— PROMPT —
Go through the listing beneath this task and return every line that carries the string "with".

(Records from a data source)
-- START --

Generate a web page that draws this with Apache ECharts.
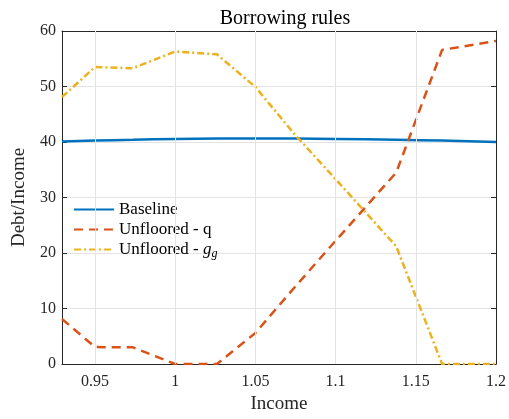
<!DOCTYPE html>
<html>
<head>
<meta charset="utf-8">
<script src="https://cdn.jsdelivr.net/npm/echarts@6/dist/echarts.min.js"></script>
<style>html,body{margin:0;padding:0;background:#fff;}#c{width:509px;height:419px;}</style>
</head>
<body>
<div id="c"></div>
<script>
var income = [0.9294, 0.95, 0.9736, 1.0, 1.026, 1.05, 1.075, 1.1, 1.1378, 1.1664, 1.2];
var baseline = [40.1, 40.25, 40.4, 40.55, 40.62, 40.65, 40.62, 40.55, 40.4, 40.25, 40.0];
var unflooredQ = [8.1, 3.05, 3.0, 0, 0, 5.6, 14.0, 22.2, 34.5, 56.6, 58.2];
var unflooredG = [48.1, 53.5, 53.3, 56.3, 55.8, 49.9, 41.2, 33.3, 21.2, 0, 0];
var xTicks = [0.95, 1, 1.05, 1.1, 1.15, 1.2];
var xMin = 0.9294, xMax = 1.2;

function pairs(ys){ return income.map(function(x,i){ return [x, ys[i]]; }); }

var font = 'Liberation Serif';
var dark = '#262626';
var chart = echarts.init(document.getElementById('c'), null, {renderer:'canvas'});
chart.setOption({
  animation: false,
  backgroundColor: '#fff',
  title: {
    text: 'Borrowing rules', left: 280, top: 4, textAlign: 'center',
    textStyle: {fontFamily: font, fontSize: 20, fontWeight: 'normal', color: '#000'}
  },
  grid: {left: 62, right: 12, top: 31, bottom: 54, containLabel: false},
  legend: {
    left: 68, top: 196, orient: 'vertical', itemWidth: 40, itemHeight: 12, itemGap: 3,
    itemStyle: {opacity: 0},
    textStyle: {fontFamily: font, fontSize: 17, color: '#000',
      rich: {it: {fontFamily: font, fontStyle: 'italic', fontSize: 17, color: '#000'},
             sub: {fontFamily: font, fontStyle: 'italic', fontSize: 12, color: '#000', padding: [8,0,0,0]}}},
    formatter: function(n){ if (n === 'Unfloored - g') return 'Unfloored - {it|g}{sub|g}'; return n; },
    data: ['Baseline', 'Unfloored - q', 'Unfloored - g']
  },
  xAxis: [{
    type: 'value', min: xMin, max: xMax, position: 'bottom',
    name: 'Income', nameLocation: 'middle', nameGap: 31,
    nameTextStyle: {fontFamily: font, fontSize: 19, color: dark},
    axisLine: {show: true, onZero: false, lineStyle: {color: dark, width: 1}},
    axisTick: {show: true, inside: true, length: 5, customValues: xTicks, lineStyle: {color: dark}},
    axisLabel: {customValues: xTicks, fontFamily: font, fontSize: 16, color: dark, margin: 10,
      formatter: function(v){ return String(Math.round(v*100)/100); }},
    splitLine: {show: false}
  }, {
    type: 'value', min: xMin, max: xMax, position: 'top',
    axisLine: {show: true, onZero: false, lineStyle: {color: dark, width: 1}},
    axisTick: {show: true, inside: true, length: 5, customValues: xTicks, lineStyle: {color: dark}},
    axisLabel: {show: false}, splitLine: {show: false}
  }],
  yAxis: [{
    type: 'value', min: 0, max: 60, interval: 10, position: 'left',
    name: 'Debt/Income', nameLocation: 'middle', nameGap: 33,
    nameTextStyle: {fontFamily: font, fontSize: 19, color: dark},
    axisLine: {show: true, lineStyle: {color: dark, width: 1}},
    axisTick: {show: true, inside: true, length: 5, lineStyle: {color: dark}},
    axisLabel: {fontFamily: font, fontSize: 16, color: dark, margin: 6},
    splitLine: {show: true, lineStyle: {color: '#e3e3e3', width: 1}}
  }, {
    type: 'value', min: 0, max: 60, interval: 10, position: 'right',
    axisLine: {show: true, lineStyle: {color: dark, width: 1}},
    axisTick: {show: true, inside: true, length: 5, lineStyle: {color: dark}},
    axisLabel: {show: false}, splitLine: {show: false}
  }],
  series: [
    {name: 'gridlines', type: 'line', data: [], silent: true,
     markLine: {silent: true, symbol: 'none', label: {show: false},
       lineStyle: {color: '#e3e3e3', width: 1, type: 'solid'},
       data: xTicks.slice(0, xTicks.length - 1).map(function(v){ return {xAxis: v}; })}},
    {name: 'Baseline', type: 'line', data: pairs(baseline), smooth: true, symbol: 'none',
     lineStyle: {color: '#0072BD', width: 2.5}, itemStyle: {color: '#0072BD'}},
    {name: 'Unfloored - q', type: 'line', data: pairs(unflooredQ), symbol: 'none',
     lineStyle: {color: '#D95319', width: 2.5, type: [9, 6]}, itemStyle: {color: '#D95319'}},
    {name: 'Unfloored - g', type: 'line', data: pairs(unflooredG), symbol: 'none',
     lineStyle: {color: '#EDB120', width: 2.5, type: [7, 3, 2, 3]}, itemStyle: {color: '#EDB120'}}
  ]
});
</script>
</body>
</html>
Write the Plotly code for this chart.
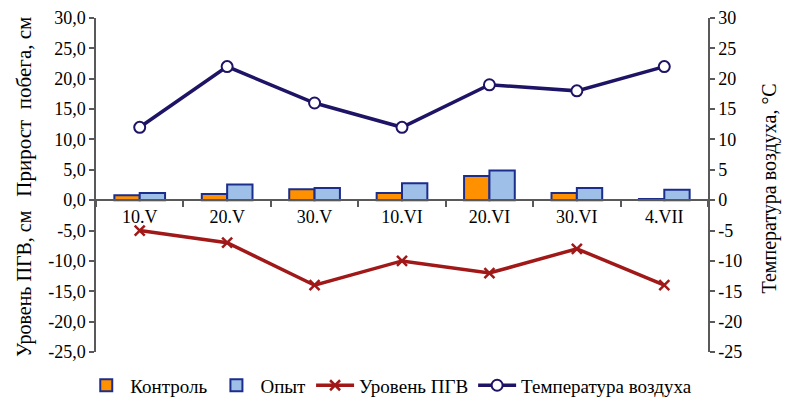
import plotly.graph_objects as go

categories = ["10.V", "20.V", "30.V", "10.VI", "20.VI", "30.VI", "4.VII"]
control = [0.8, 1.0, 1.8, 1.2, 4.0, 1.2, 0.2]
opyt = [1.2, 2.6, 2.0, 2.8, 4.9, 2.0, 1.7]
pgv = [-5, -7, -14, -10, -12, -8, -14]
temp = [12, 22, 16, 12, 19, 18, 22]

left_vals = [30, 25, 20, 15, 10, 5, 0, -5, -10, -15, -20, -25]
left_text = ["30,0", "25,0", "20,0", "15,0", "10,0", "5,0", "0,0", "-5,0", "-10,0", "-15,0", "-20,0", "-25,0"]
right_text = ["30", "25", "20", "15", "10", "5", "0", "-5", "-10", "-15", "-20", "-25"]

FONT = "Liberation Serif"
AXC = "#595959"

fig = go.Figure()
fig.add_trace(go.Bar(x=categories, y=control, name="Контроль",
                     marker=dict(color="#FF9100", line=dict(color="#1C2E8C", width=2))))
fig.add_trace(go.Bar(x=categories, y=opyt, name="Опыт",
                     marker=dict(color="#9DBFE8", line=dict(color="#1C2E8C", width=2))))
fig.add_trace(go.Scatter(x=categories, y=pgv, name="Уровень ПГВ", mode="lines+markers",
                         line=dict(color="#A01818", width=3.5),
                         marker=dict(symbol="x-thin", size=10, line=dict(color="#A01818", width=2.5))))
fig.add_trace(go.Scatter(x=categories, y=temp, name="Температура воздуха", mode="lines+markers",
                         yaxis="y2",
                         line=dict(color="#1E1466", width=3.5),
                         marker=dict(symbol="circle", size=11, color="white",
                                     line=dict(color="#1E1466", width=2))))

fig.update_layout(
    width=788, height=401,
    margin=dict(l=96, r=80, t=18, b=49, autoexpand=False),
    plot_bgcolor="white", paper_bgcolor="white",
    font=dict(family=FONT, size=17, color="black"),
    barmode="group", bargap=0.42, bargroupgap=0.0,
    separators=", ",
    showlegend=True,
    legend=dict(orientation="h", x=0.48, xanchor="center", y=-0.1, yanchor="middle",
                font=dict(family=FONT, size=19), itemwidth=38, traceorder="normal"),
    xaxis=dict(type="category", anchor="free", position=25 / 55, showline=True,
               linecolor=AXC, linewidth=1.5, ticks="outside", tickson="boundaries",
               ticklen=6, tickcolor=AXC, tickwidth=1.5, showgrid=False,
               tickfont=dict(family=FONT, size=18), zeroline=False, automargin=False),
    yaxis=dict(range=[-25, 30], tickvals=left_vals, ticktext=left_text, showline=True,
               linecolor=AXC, linewidth=1.5, ticks="outside", ticklen=5, tickcolor=AXC,
               tickwidth=1.5, showgrid=False, zeroline=False, automargin=False,
               tickfont=dict(family=FONT, size=18)),
    yaxis2=dict(range=[-25, 30], tickvals=left_vals, ticktext=right_text, overlaying="y",
                side="right", showline=True, linecolor=AXC, linewidth=1.5, ticks="outside",
                ticklen=5, tickcolor=AXC, tickwidth=1.5, showgrid=False, zeroline=False,
                automargin=False, tickfont=dict(family=FONT, size=18)),
)

fig.add_annotation(text="Прирост  побега, см", xref="paper", yref="paper", x=-0.118, y=0.734,
                   textangle=-90, showarrow=False, font=dict(family=FONT, size=21),
                   xanchor="center", yanchor="middle")
fig.add_annotation(text="Уровень ПГВ, см", xref="paper", yref="paper", x=-0.118, y=0.206,
                   textangle=-90, showarrow=False, font=dict(family=FONT, size=20),
                   xanchor="center", yanchor="middle")
fig.add_annotation(text="Температура воздуха, °С", xref="paper", yref="paper", x=1.1, y=0.49,
                   textangle=-90, showarrow=False, font=dict(family=FONT, size=20),
                   xanchor="center", yanchor="middle")

fig.write_html("out.html", config={"displayModeBar": False},
               post_script="document.body.style.margin='0';")
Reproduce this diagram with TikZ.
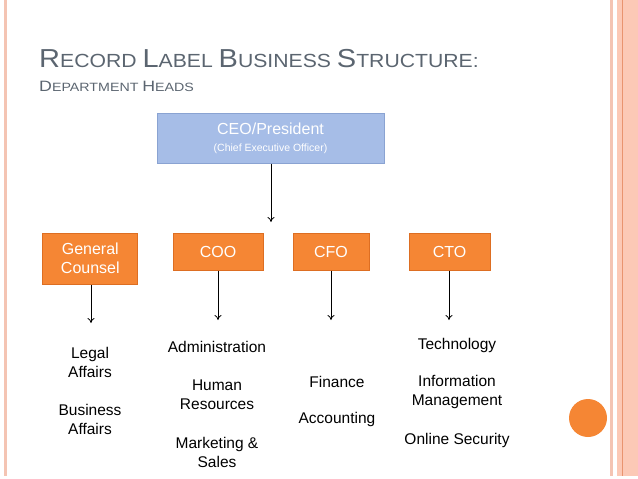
\documentclass[tikz,border=0pt]{standalone}
\usepackage{fontspec}
\setmainfont{Liberation Sans}
\usepackage{tikz}
\usetikzlibrary{arrows.meta, positioning}
\usepackage{xcolor}

\definecolor{slidegray}{HTML}{5B6570}
\definecolor{ceoblue}{HTML}{A6BDE7}
\definecolor{ceoedge}{HTML}{8AA3D2}
\definecolor{headorange}{HTML}{F58634}
\definecolor{headedge}{HTML}{DD6E22}
\definecolor{edgepink}{HTML}{F4C4B3}
\definecolor{bandpink}{HTML}{FCC9B6}
\definecolor{bandline}{HTML}{E9946F}

\newcommand{\tbig}[1]{{\fontsize{26}{30}\selectfont #1}}
\newcommand{\tsmall}[1]{{\fontsize{19}{22}\selectfont #1}}
\newcommand{\sbig}[1]{{\fontsize{15}{18}\selectfont #1}}
\newcommand{\ssmall}[1]{{\fontsize{12}{14}\selectfont #1}}

\tikzset{
  head/.style={draw=headedge, fill=headorange, text=white, line width=1pt,
               font=\fontsize{16}{19}\selectfont, align=center, inner sep=0pt},
  duty/.style={font=\fontsize{15.5}{19}\selectfont, align=center, inner sep=0pt},
  down/.style={draw=black, line width=0.8pt, -{To[length=5pt,width=7pt]}},
}

\begin{document}
\begin{tikzpicture}[x=1pt, y=-1pt]
\useasboundingbox (0,0) rectangle (638,479);

% slide frame
\fill[edgepink] (4,0) rectangle (6.5,476);
\fill[edgepink] (610,0) rectangle (612.5,476);
\fill[bandpink] (617,0) rectangle (638,476);
\draw[bandline, line width=1pt] (622,0) -- (622,476);
\fill[headorange] (588,418) circle (19);

% title
\node[anchor=base west, inner sep=0pt, text=slidegray, xscale=1.115, transform shape]
  (title) at (39,67.5)
  {\tbig{R}\tsmall{ECORD }\tbig{L}\tsmall{ABEL }\tbig{B}\tsmall{USINESS }\tbig{S}\tsmall{TRUCTURE:}};
\node[anchor=base west, inner sep=0pt, text=slidegray, xscale=1.185, transform shape]
  (subtitle) at (39,91.5)
  {\sbig{D}\ssmall{EPARTMENT }\sbig{H}\ssmall{EADS}};

% heads
\node[draw=ceoedge, fill=ceoblue, text=white, line width=1pt, align=center,
      minimum width=227pt, minimum height=50pt, inner sep=0pt]
  (ceo) at (270.5,138)
  {\fontsize{16}{16}\selectfont CEO/President\\[5pt]
   \fontsize{10.5}{13}\selectfont (Chief Executive Officer)};

\node[head, minimum width=95pt, minimum height=51pt] (gc)  at (90.3,258.5) {General\\Counsel};
\node[head, minimum width=90pt, minimum height=37pt] (coo) at (218,251.5) {COO};
\node[head, minimum width=76pt, minimum height=37pt] (cfo) at (331,251.5) {CFO};
\node[head, minimum width=81pt, minimum height=37pt] (cto) at (449.5,251.5) {CTO};

\coordinate (ceoend) at (271,222);
\coordinate (gcend)  at (91,323);
\coordinate (cooend) at (218,320);
\coordinate (cfoend) at (331,320);
\coordinate (ctoend) at (449,320);

\draw[down] (ceo.south -| ceoend) -- (ceoend);
\draw[down] (gc.south -| gcend) -- (gcend);
\draw[down] (coo.south -| cooend) -- (cooend);
\draw[down] (cfo.south -| cfoend) -- (cfoend);
\draw[down] (cto.south -| ctoend) -- (ctoend);

% departments
\node[duty] (legal)    at (90,362)  {Legal\\Affairs};
\node[duty] (business) at (90,419)  {Business\\Affairs};
\node[duty] (admin)    at (217,347) {Administration};
\node[duty] (hr)       at (217,395) {Human\\Resources};
\node[duty] (mkt)      at (217,452) {Marketing \&\\Sales};
\node[duty] (fin)      at (337,382) {Finance};
\node[duty] (acc)      at (337,419) {Accounting};
\node[duty] (tech)     at (457,345) {Technology};
\node[duty] (info)     at (457,392) {Information\\Management};
\node[duty] (sec)      at (457,440) {Online Security};
\end{tikzpicture}
\end{document}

-- END --

— RESPONSE TO THIS EXERCISE —
Generate a web page that draws this with Apache ECharts.
Reproduce this diagram with TikZ.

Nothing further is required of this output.